• _AIM OF THE EXERCISE_:
Report how many lines contain "this", with no other words.

• _DATA FOR THE TASK_:
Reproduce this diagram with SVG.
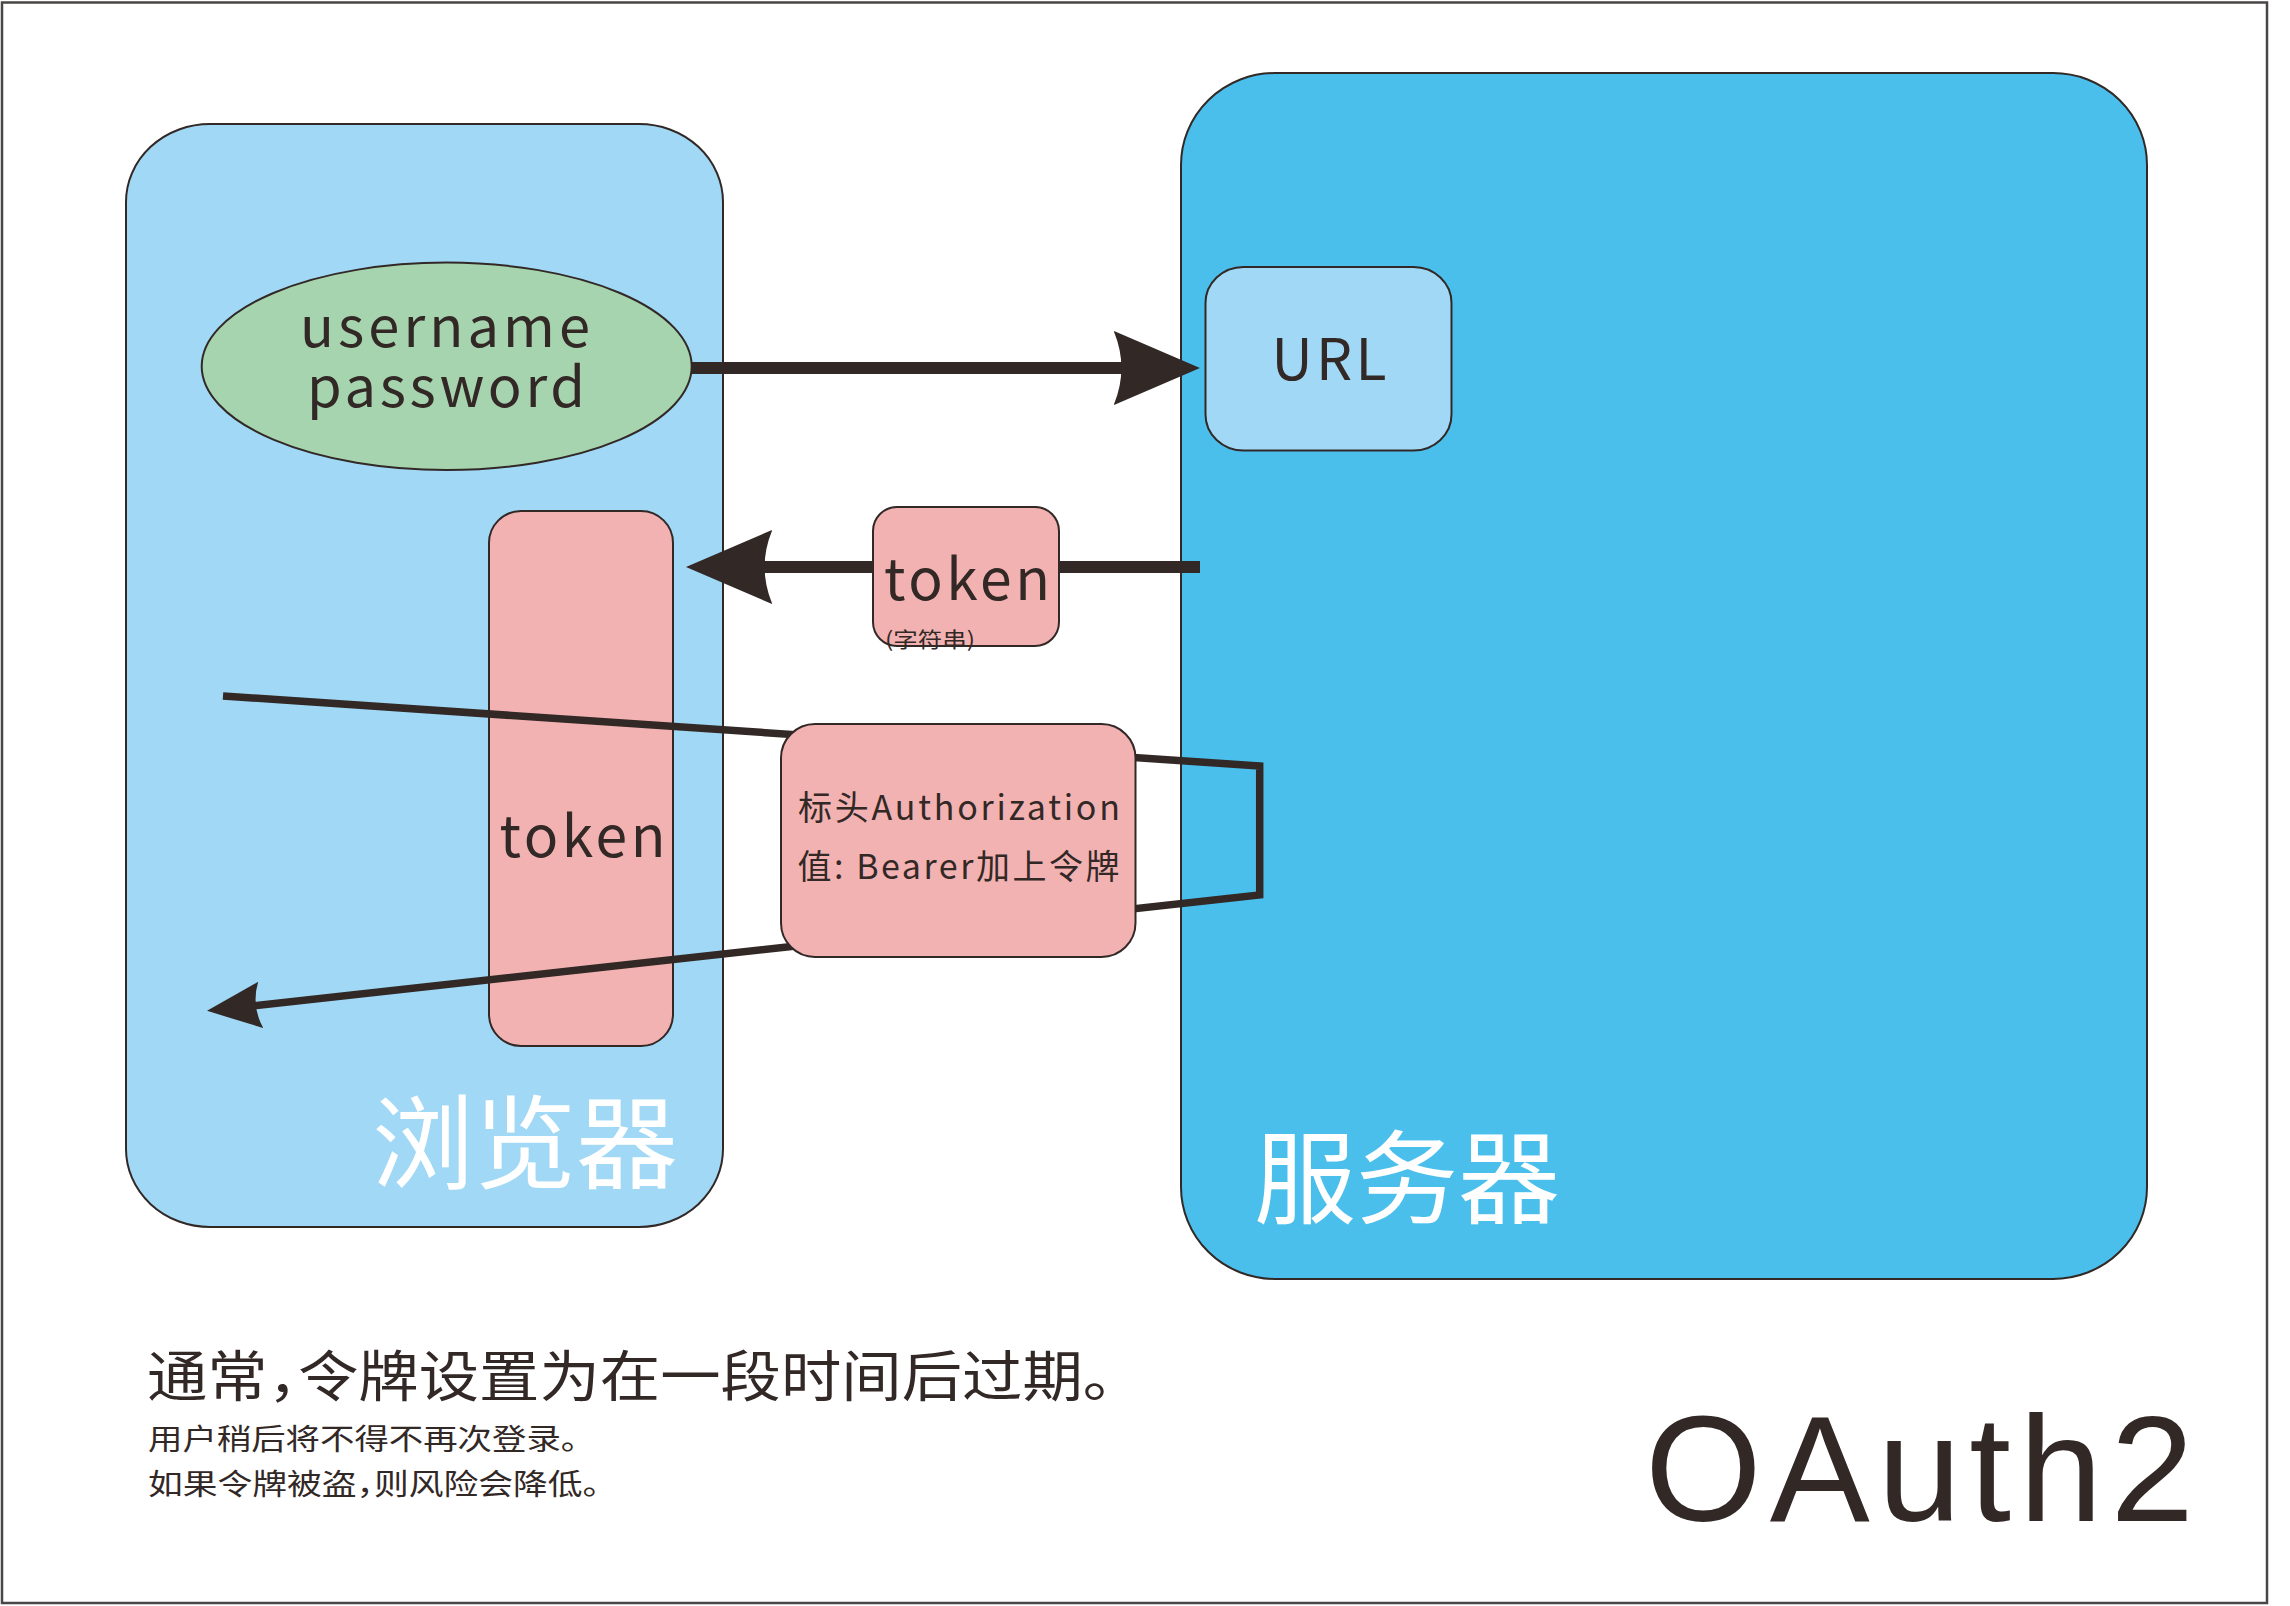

* * *

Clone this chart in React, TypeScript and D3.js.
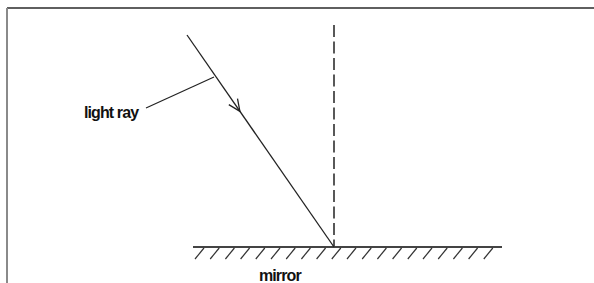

...

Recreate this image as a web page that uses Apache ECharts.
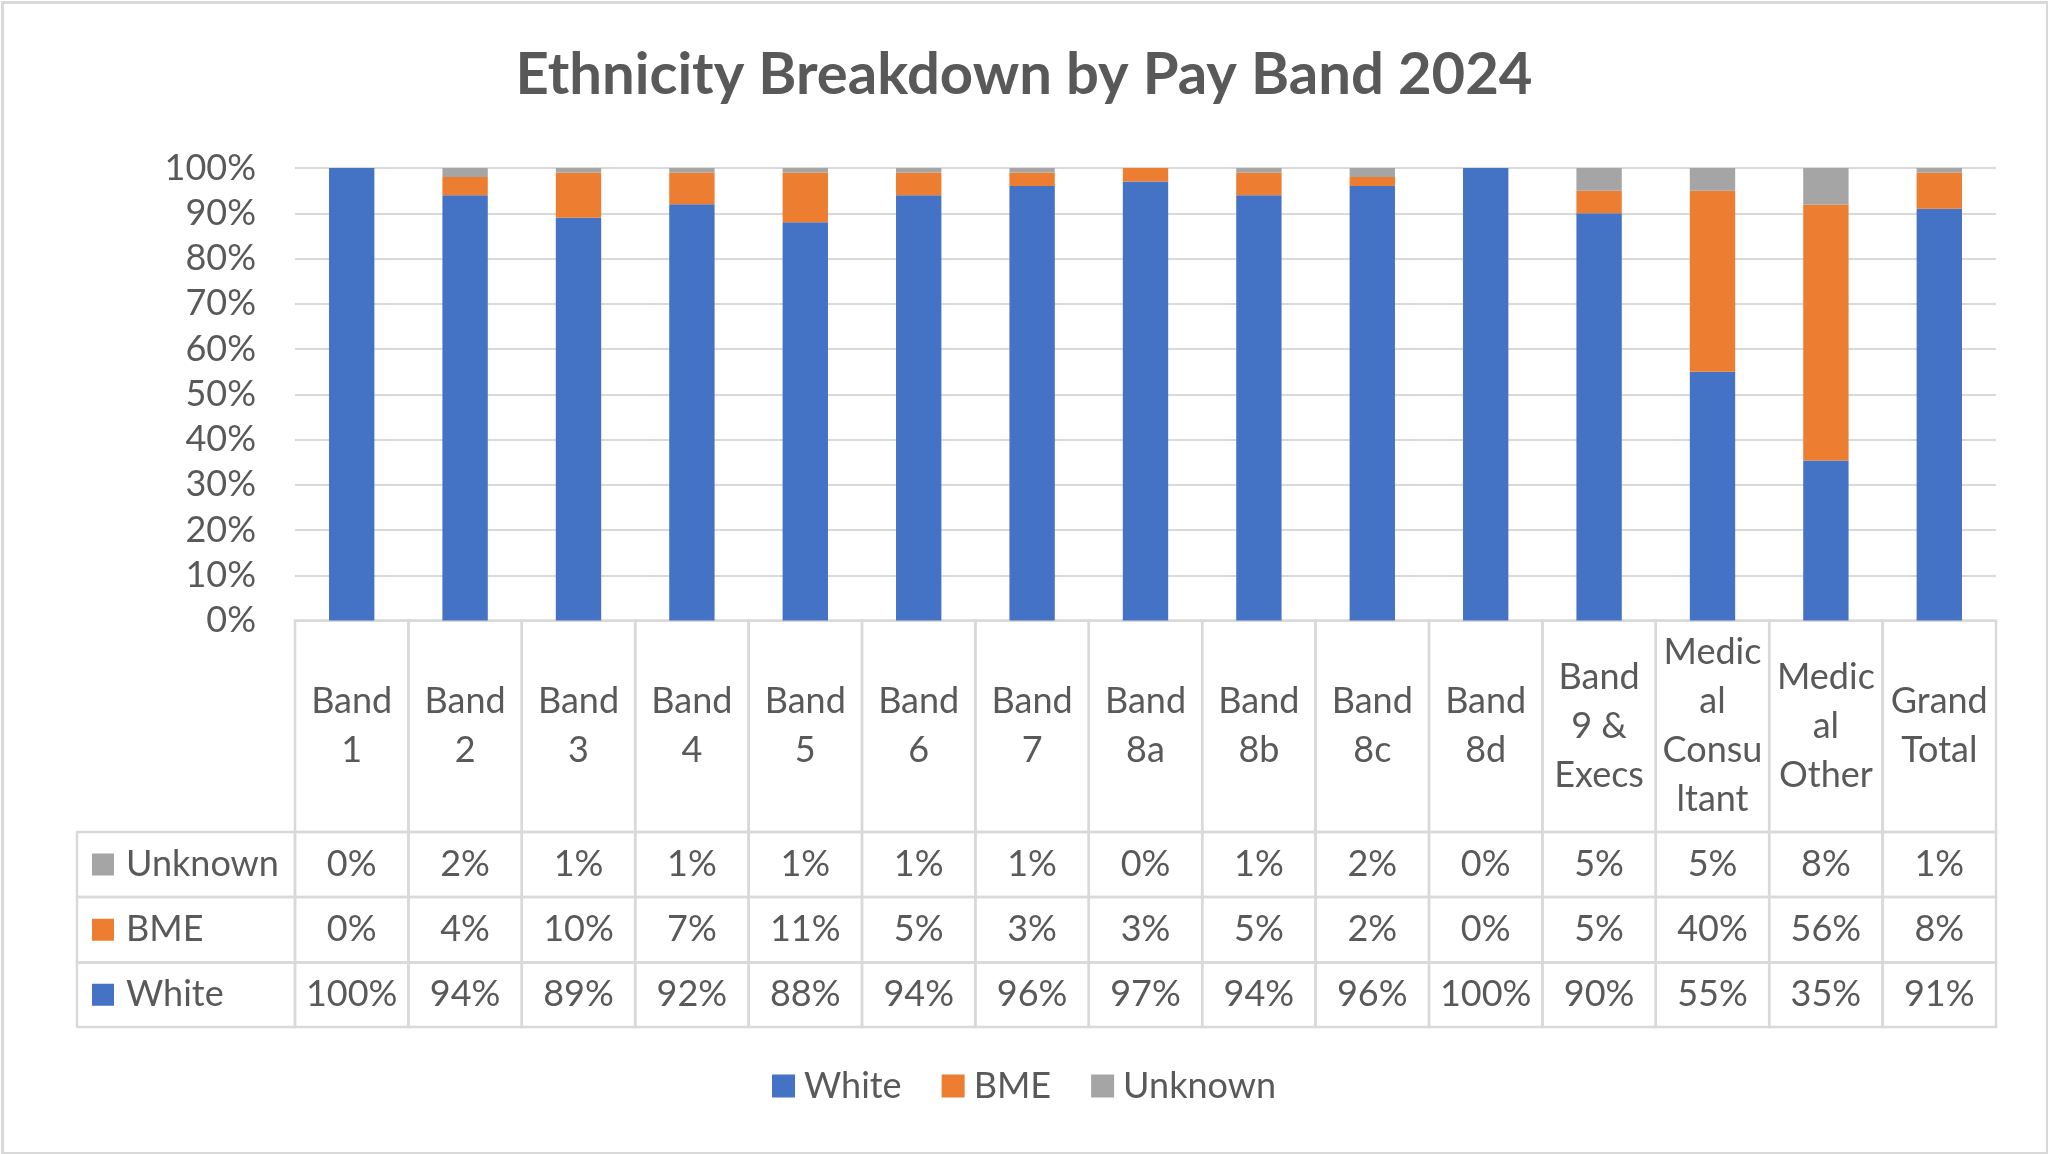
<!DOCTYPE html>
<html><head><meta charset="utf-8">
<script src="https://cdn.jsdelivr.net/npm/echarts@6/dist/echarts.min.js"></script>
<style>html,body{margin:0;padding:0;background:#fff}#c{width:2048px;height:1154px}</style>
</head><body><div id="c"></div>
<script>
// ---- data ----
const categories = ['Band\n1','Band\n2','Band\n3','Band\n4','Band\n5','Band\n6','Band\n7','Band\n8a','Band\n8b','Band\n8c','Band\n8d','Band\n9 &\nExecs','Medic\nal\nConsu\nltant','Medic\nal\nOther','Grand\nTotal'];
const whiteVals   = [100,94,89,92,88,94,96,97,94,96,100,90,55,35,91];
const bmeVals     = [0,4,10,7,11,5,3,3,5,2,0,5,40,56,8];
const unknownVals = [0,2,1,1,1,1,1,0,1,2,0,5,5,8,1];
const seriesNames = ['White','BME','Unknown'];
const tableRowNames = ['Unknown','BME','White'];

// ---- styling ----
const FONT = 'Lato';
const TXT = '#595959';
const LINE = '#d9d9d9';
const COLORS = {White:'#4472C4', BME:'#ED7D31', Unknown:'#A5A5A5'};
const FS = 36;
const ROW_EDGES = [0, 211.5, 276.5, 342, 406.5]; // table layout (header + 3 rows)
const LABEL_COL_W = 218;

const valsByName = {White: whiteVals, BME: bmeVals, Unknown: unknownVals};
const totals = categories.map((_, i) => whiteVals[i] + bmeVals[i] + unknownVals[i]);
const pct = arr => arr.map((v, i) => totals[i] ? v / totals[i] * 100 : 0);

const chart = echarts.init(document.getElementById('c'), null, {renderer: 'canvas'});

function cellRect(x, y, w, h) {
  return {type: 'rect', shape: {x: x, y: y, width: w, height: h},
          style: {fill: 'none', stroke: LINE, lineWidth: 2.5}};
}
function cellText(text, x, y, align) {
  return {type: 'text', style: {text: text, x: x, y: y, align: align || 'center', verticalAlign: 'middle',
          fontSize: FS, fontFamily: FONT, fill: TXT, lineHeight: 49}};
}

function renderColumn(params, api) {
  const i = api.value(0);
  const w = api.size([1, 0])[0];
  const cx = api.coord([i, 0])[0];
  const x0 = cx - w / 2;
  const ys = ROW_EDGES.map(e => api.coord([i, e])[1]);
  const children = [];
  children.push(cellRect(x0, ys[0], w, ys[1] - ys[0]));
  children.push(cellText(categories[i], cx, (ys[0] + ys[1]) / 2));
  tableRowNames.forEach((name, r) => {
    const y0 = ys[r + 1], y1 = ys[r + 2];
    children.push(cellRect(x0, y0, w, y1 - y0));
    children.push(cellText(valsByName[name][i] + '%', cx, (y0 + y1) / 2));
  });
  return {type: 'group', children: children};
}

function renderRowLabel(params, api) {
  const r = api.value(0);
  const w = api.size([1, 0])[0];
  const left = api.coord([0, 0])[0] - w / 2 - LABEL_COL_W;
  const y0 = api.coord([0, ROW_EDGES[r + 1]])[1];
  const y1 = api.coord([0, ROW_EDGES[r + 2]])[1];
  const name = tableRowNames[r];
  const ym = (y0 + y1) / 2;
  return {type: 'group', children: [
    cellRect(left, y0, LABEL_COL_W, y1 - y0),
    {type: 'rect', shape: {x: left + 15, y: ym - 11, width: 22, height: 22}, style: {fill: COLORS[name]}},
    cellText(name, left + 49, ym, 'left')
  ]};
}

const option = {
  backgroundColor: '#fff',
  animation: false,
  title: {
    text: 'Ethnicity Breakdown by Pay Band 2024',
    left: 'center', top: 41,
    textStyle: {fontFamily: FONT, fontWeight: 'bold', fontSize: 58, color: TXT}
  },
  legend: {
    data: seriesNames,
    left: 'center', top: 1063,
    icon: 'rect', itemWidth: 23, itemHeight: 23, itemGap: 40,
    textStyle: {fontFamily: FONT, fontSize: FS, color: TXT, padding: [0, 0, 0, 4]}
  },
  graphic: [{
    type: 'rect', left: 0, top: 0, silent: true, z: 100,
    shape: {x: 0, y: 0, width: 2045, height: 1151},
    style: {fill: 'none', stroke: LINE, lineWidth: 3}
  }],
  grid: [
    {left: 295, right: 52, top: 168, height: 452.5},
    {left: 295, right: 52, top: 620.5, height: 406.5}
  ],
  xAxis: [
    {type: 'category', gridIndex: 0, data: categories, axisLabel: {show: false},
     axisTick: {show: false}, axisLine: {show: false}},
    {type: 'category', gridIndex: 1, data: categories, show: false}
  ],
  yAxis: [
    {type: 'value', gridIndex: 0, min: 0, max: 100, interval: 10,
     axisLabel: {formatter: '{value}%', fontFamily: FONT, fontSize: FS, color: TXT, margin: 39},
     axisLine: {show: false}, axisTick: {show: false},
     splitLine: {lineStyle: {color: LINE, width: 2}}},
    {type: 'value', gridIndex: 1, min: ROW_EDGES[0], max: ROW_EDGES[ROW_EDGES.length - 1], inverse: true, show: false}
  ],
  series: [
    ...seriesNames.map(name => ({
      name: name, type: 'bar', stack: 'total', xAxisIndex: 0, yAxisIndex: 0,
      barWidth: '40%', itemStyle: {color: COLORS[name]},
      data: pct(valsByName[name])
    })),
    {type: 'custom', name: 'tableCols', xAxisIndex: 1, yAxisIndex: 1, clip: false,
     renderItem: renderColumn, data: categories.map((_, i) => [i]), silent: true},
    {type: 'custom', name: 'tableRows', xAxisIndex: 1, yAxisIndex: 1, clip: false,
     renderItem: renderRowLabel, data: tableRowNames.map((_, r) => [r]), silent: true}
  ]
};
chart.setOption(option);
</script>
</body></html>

• _REPLY TO THE TASK_:
3